WHAT THIS TASK INVOLVES: Write out the entries below once more, exactly, with the pictures left out.

RAW RECORDS:
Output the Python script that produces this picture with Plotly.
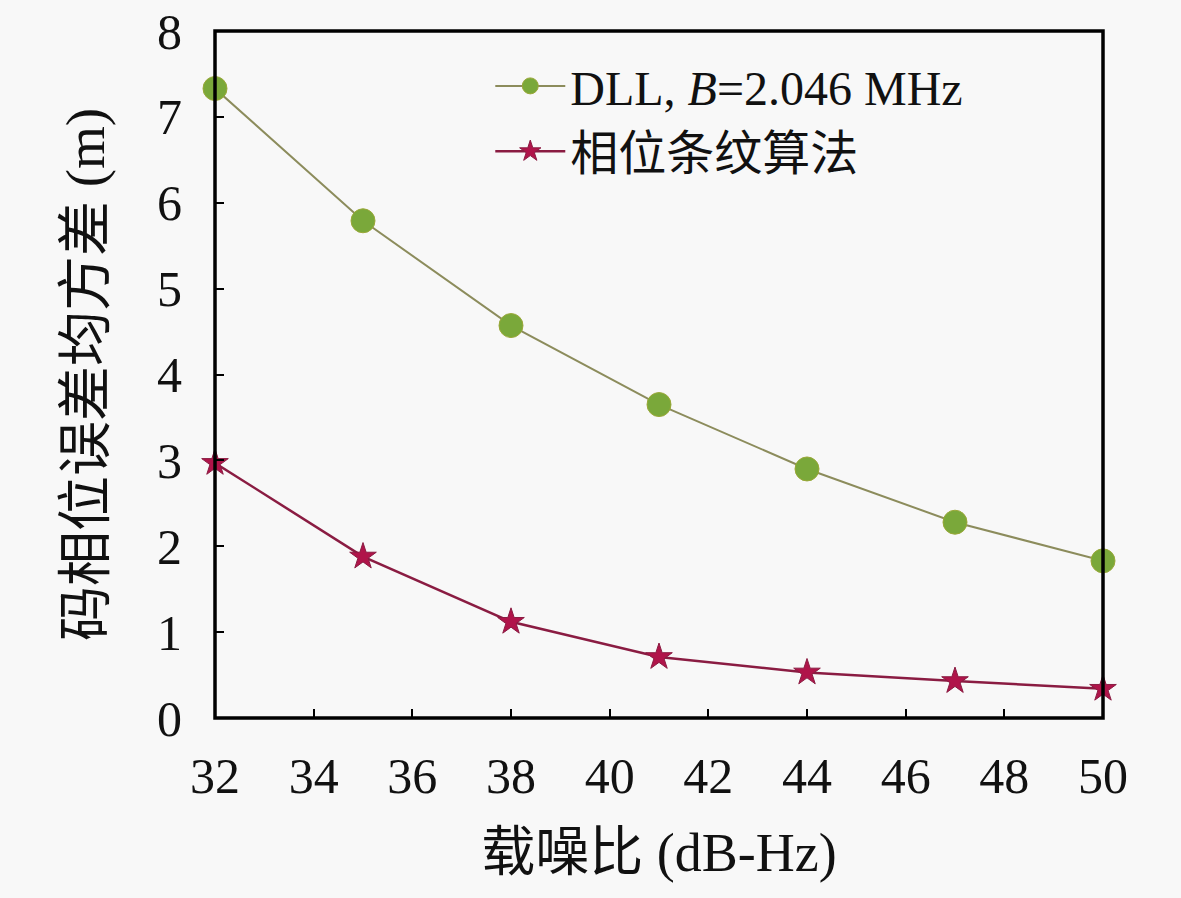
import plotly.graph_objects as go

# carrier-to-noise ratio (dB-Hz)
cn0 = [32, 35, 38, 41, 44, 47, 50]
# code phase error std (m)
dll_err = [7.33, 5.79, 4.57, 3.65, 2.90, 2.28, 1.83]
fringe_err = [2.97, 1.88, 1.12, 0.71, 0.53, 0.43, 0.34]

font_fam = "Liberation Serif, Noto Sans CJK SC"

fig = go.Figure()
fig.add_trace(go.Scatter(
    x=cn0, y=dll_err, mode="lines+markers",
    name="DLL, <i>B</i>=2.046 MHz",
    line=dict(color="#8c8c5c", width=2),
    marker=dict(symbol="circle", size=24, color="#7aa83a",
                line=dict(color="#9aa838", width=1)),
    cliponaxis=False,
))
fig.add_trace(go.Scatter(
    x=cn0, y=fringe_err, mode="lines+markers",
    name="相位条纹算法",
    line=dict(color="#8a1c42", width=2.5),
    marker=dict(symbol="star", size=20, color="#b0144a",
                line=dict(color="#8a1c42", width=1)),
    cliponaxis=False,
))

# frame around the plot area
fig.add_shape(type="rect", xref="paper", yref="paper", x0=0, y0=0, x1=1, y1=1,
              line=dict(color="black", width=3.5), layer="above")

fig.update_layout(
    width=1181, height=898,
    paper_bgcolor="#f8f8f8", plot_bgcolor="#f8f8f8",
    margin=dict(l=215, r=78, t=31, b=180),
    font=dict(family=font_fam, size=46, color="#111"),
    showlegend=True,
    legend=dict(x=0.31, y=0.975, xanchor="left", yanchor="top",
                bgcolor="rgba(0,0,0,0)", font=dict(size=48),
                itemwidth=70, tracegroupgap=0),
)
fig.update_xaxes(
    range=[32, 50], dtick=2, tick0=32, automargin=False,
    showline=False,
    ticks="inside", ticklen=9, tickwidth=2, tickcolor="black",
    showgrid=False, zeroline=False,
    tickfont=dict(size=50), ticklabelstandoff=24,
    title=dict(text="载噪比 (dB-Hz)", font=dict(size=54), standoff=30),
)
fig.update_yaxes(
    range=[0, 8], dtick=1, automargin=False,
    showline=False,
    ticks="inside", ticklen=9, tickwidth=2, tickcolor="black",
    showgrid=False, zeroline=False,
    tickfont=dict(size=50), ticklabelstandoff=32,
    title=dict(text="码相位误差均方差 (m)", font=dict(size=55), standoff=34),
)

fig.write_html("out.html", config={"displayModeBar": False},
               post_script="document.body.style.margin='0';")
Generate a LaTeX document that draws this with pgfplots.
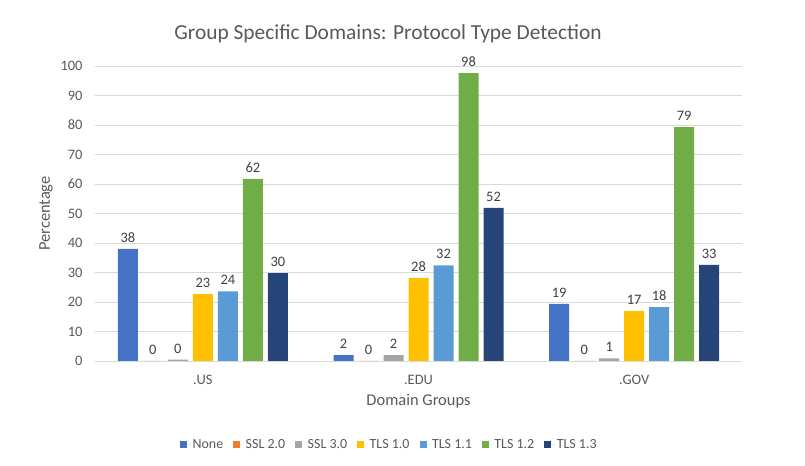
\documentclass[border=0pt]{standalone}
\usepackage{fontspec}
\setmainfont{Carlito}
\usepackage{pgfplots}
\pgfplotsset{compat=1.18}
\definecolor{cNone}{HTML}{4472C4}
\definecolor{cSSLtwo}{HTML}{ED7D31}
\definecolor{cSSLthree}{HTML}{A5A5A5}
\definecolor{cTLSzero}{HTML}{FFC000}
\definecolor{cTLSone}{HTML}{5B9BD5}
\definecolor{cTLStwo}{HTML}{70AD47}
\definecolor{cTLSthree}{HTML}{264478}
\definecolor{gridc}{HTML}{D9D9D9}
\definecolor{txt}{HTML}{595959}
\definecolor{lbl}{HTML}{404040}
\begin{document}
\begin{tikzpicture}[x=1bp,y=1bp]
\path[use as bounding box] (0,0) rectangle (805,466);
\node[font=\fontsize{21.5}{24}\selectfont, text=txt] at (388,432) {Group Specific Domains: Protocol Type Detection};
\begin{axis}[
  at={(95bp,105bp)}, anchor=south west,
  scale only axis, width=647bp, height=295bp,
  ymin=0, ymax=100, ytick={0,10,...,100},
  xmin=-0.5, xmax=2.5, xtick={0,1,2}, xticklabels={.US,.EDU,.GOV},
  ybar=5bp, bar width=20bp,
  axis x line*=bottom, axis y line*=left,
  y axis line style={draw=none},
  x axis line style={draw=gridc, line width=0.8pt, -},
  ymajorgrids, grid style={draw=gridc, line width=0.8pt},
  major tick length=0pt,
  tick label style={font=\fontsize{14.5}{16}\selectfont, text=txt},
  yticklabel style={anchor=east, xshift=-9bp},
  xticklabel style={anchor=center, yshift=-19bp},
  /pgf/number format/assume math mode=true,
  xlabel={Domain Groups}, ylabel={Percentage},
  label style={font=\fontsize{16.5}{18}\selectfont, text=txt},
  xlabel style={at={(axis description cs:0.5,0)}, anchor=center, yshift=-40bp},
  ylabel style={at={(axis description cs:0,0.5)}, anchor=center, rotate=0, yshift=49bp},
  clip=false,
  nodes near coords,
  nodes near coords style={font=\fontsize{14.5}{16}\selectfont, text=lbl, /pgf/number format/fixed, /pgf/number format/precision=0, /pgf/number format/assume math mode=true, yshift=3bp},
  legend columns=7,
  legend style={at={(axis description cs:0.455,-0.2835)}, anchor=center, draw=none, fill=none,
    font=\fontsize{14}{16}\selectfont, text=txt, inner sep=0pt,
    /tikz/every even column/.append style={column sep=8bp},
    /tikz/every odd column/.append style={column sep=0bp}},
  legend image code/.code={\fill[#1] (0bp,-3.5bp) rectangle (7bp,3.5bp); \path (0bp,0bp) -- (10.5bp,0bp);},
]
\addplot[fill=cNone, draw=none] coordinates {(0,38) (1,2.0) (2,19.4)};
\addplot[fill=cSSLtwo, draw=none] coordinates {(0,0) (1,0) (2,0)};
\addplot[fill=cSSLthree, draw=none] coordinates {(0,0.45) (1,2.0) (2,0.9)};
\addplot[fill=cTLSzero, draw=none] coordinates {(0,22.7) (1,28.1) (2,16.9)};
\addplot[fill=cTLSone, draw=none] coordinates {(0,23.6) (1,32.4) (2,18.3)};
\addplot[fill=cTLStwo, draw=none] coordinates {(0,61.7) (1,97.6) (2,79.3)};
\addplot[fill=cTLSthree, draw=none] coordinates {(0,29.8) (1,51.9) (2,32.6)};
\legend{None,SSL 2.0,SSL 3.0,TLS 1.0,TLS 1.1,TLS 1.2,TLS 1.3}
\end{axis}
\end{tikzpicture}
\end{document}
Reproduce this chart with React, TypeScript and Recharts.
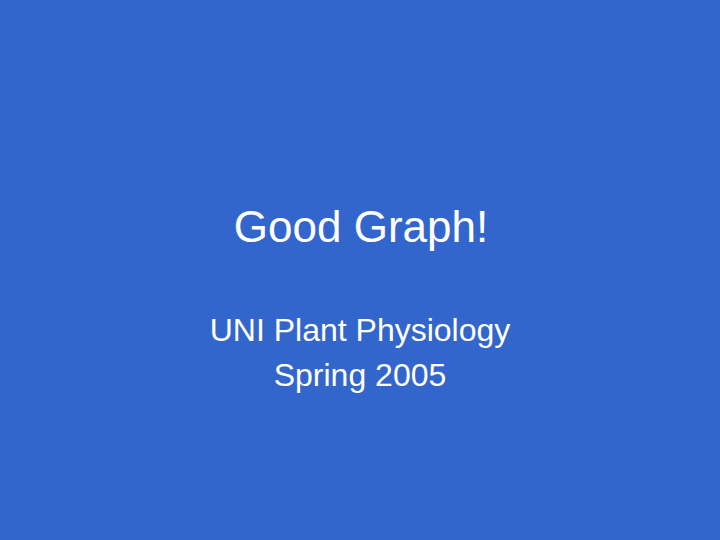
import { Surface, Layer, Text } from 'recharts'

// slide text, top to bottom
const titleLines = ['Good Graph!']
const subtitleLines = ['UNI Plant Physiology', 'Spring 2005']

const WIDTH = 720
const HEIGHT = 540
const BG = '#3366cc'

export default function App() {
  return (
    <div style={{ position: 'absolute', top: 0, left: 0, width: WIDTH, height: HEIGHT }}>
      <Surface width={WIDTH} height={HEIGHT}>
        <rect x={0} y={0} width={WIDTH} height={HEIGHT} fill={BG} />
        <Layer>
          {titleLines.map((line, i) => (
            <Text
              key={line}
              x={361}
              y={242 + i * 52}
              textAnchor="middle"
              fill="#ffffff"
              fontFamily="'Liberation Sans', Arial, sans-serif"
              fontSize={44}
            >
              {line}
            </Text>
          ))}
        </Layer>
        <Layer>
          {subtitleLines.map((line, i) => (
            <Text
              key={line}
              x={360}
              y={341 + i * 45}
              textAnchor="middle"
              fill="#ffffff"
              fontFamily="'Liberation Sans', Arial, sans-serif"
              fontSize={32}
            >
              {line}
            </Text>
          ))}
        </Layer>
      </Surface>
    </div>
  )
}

FINAL RESULT:
Output the Python script that produces this picture with Plotly.
import plotly.graph_objects as go

# carrier-to-noise ratio (dB-Hz)
cn0 = [32, 35, 38, 41, 44, 47, 50]
# code phase error std (m)
dll_err = [7.33, 5.79, 4.57, 3.65, 2.90, 2.28, 1.83]
fringe_err = [2.97, 1.88, 1.12, 0.71, 0.53, 0.43, 0.34]

font_fam = "Liberation Serif, Noto Sans CJK SC"

fig = go.Figure()
fig.add_trace(go.Scatter(
    x=cn0, y=dll_err, mode="lines+markers",
    name="DLL, <i>B</i>=2.046 MHz",
    line=dict(color="#8c8c5c", width=2),
    marker=dict(symbol="circle", size=24, color="#7aa83a",
                line=dict(color="#9aa838", width=1)),
    cliponaxis=False,
))
fig.add_trace(go.Scatter(
    x=cn0, y=fringe_err, mode="lines+markers",
    name="相位条纹算法",
    line=dict(color="#8a1c42", width=2.5),
    marker=dict(symbol="star", size=20, color="#b0144a",
                line=dict(color="#8a1c42", width=1)),
    cliponaxis=False,
))

# frame around the plot area
fig.add_shape(type="rect", xref="paper", yref="paper", x0=0, y0=0, x1=1, y1=1,
              line=dict(color="black", width=3.5), layer="above")

fig.update_layout(
    width=1181, height=898,
    paper_bgcolor="#f8f8f8", plot_bgcolor="#f8f8f8",
    margin=dict(l=215, r=78, t=31, b=180),
    font=dict(family=font_fam, size=46, color="#111"),
    showlegend=True,
    legend=dict(x=0.31, y=0.975, xanchor="left", yanchor="top",
                bgcolor="rgba(0,0,0,0)", font=dict(size=48),
                itemwidth=70, tracegroupgap=0),
)
fig.update_xaxes(
    range=[32, 50], dtick=2, tick0=32, automargin=False,
    showline=False,
    ticks="inside", ticklen=9, tickwidth=2, tickcolor="black",
    showgrid=False, zeroline=False,
    tickfont=dict(size=50), ticklabelstandoff=24,
    title=dict(text="载噪比 (dB-Hz)", font=dict(size=54), standoff=30),
)
fig.update_yaxes(
    range=[0, 8], dtick=1, automargin=False,
    showline=False,
    ticks="inside", ticklen=9, tickwidth=2, tickcolor="black",
    showgrid=False, zeroline=False,
    tickfont=dict(size=50), ticklabelstandoff=32,
    title=dict(text="码相位误差均方差 (m)", font=dict(size=55), standoff=34),
)

fig.write_html("out.html", config={"displayModeBar": False},
               post_script="document.body.style.margin='0';")
Generate a LaTeX document that draws this with pgfplots.
\documentclass[border=0pt]{standalone}
\usepackage{fontspec}
\setmainfont{Carlito}
\usepackage{pgfplots}
\pgfplotsset{compat=1.18}
\definecolor{cNone}{HTML}{4472C4}
\definecolor{cSSLtwo}{HTML}{ED7D31}
\definecolor{cSSLthree}{HTML}{A5A5A5}
\definecolor{cTLSzero}{HTML}{FFC000}
\definecolor{cTLSone}{HTML}{5B9BD5}
\definecolor{cTLStwo}{HTML}{70AD47}
\definecolor{cTLSthree}{HTML}{264478}
\definecolor{gridc}{HTML}{D9D9D9}
\definecolor{txt}{HTML}{595959}
\definecolor{lbl}{HTML}{404040}
\begin{document}
\begin{tikzpicture}[x=1bp,y=1bp]
\path[use as bounding box] (0,0) rectangle (805,466);
\node[font=\fontsize{21.5}{24}\selectfont, text=txt] at (388,432) {Group Specific Domains: Protocol Type Detection};
\begin{axis}[
  at={(95bp,105bp)}, anchor=south west,
  scale only axis, width=647bp, height=295bp,
  ymin=0, ymax=100, ytick={0,10,...,100},
  xmin=-0.5, xmax=2.5, xtick={0,1,2}, xticklabels={.US,.EDU,.GOV},
  ybar=5bp, bar width=20bp,
  axis x line*=bottom, axis y line*=left,
  y axis line style={draw=none},
  x axis line style={draw=gridc, line width=0.8pt, -},
  ymajorgrids, grid style={draw=gridc, line width=0.8pt},
  major tick length=0pt,
  tick label style={font=\fontsize{14.5}{16}\selectfont, text=txt},
  yticklabel style={anchor=east, xshift=-9bp},
  xticklabel style={anchor=center, yshift=-19bp},
  /pgf/number format/assume math mode=true,
  xlabel={Domain Groups}, ylabel={Percentage},
  label style={font=\fontsize{16.5}{18}\selectfont, text=txt},
  xlabel style={at={(axis description cs:0.5,0)}, anchor=center, yshift=-40bp},
  ylabel style={at={(axis description cs:0,0.5)}, anchor=center, rotate=0, yshift=49bp},
  clip=false,
  nodes near coords,
  nodes near coords style={font=\fontsize{14.5}{16}\selectfont, text=lbl, /pgf/number format/fixed, /pgf/number format/precision=0, /pgf/number format/assume math mode=true, yshift=3bp},
  legend columns=7,
  legend style={at={(axis description cs:0.455,-0.2835)}, anchor=center, draw=none, fill=none,
    font=\fontsize{14}{16}\selectfont, text=txt, inner sep=0pt,
    /tikz/every even column/.append style={column sep=8bp},
    /tikz/every odd column/.append style={column sep=0bp}},
  legend image code/.code={\fill[#1] (0bp,-3.5bp) rectangle (7bp,3.5bp); \path (0bp,0bp) -- (10.5bp,0bp);},
]
\addplot[fill=cNone, draw=none] coordinates {(0,38) (1,2.0) (2,19.4)};
\addplot[fill=cSSLtwo, draw=none] coordinates {(0,0) (1,0) (2,0)};
\addplot[fill=cSSLthree, draw=none] coordinates {(0,0.45) (1,2.0) (2,0.9)};
\addplot[fill=cTLSzero, draw=none] coordinates {(0,22.7) (1,28.1) (2,16.9)};
\addplot[fill=cTLSone, draw=none] coordinates {(0,23.6) (1,32.4) (2,18.3)};
\addplot[fill=cTLStwo, draw=none] coordinates {(0,61.7) (1,97.6) (2,79.3)};
\addplot[fill=cTLSthree, draw=none] coordinates {(0,29.8) (1,51.9) (2,32.6)};
\legend{None,SSL 2.0,SSL 3.0,TLS 1.0,TLS 1.1,TLS 1.2,TLS 1.3}
\end{axis}
\end{tikzpicture}
\end{document}
Reproduce this chart with React, TypeScript and Recharts.
import { Surface, Layer, Text } from 'recharts'

// slide text, top to bottom
const titleLines = ['Good Graph!']
const subtitleLines = ['UNI Plant Physiology', 'Spring 2005']

const WIDTH = 720
const HEIGHT = 540
const BG = '#3366cc'

export default function App() {
  return (
    <div style={{ position: 'absolute', top: 0, left: 0, width: WIDTH, height: HEIGHT }}>
      <Surface width={WIDTH} height={HEIGHT}>
        <rect x={0} y={0} width={WIDTH} height={HEIGHT} fill={BG} />
        <Layer>
          {titleLines.map((line, i) => (
            <Text
              key={line}
              x={361}
              y={242 + i * 52}
              textAnchor="middle"
              fill="#ffffff"
              fontFamily="'Liberation Sans', Arial, sans-serif"
              fontSize={44}
            >
              {line}
            </Text>
          ))}
        </Layer>
        <Layer>
          {subtitleLines.map((line, i) => (
            <Text
              key={line}
              x={360}
              y={341 + i * 45}
              textAnchor="middle"
              fill="#ffffff"
              fontFamily="'Liberation Sans', Arial, sans-serif"
              fontSize={32}
            >
              {line}
            </Text>
          ))}
        </Layer>
      </Surface>
    </div>
  )
}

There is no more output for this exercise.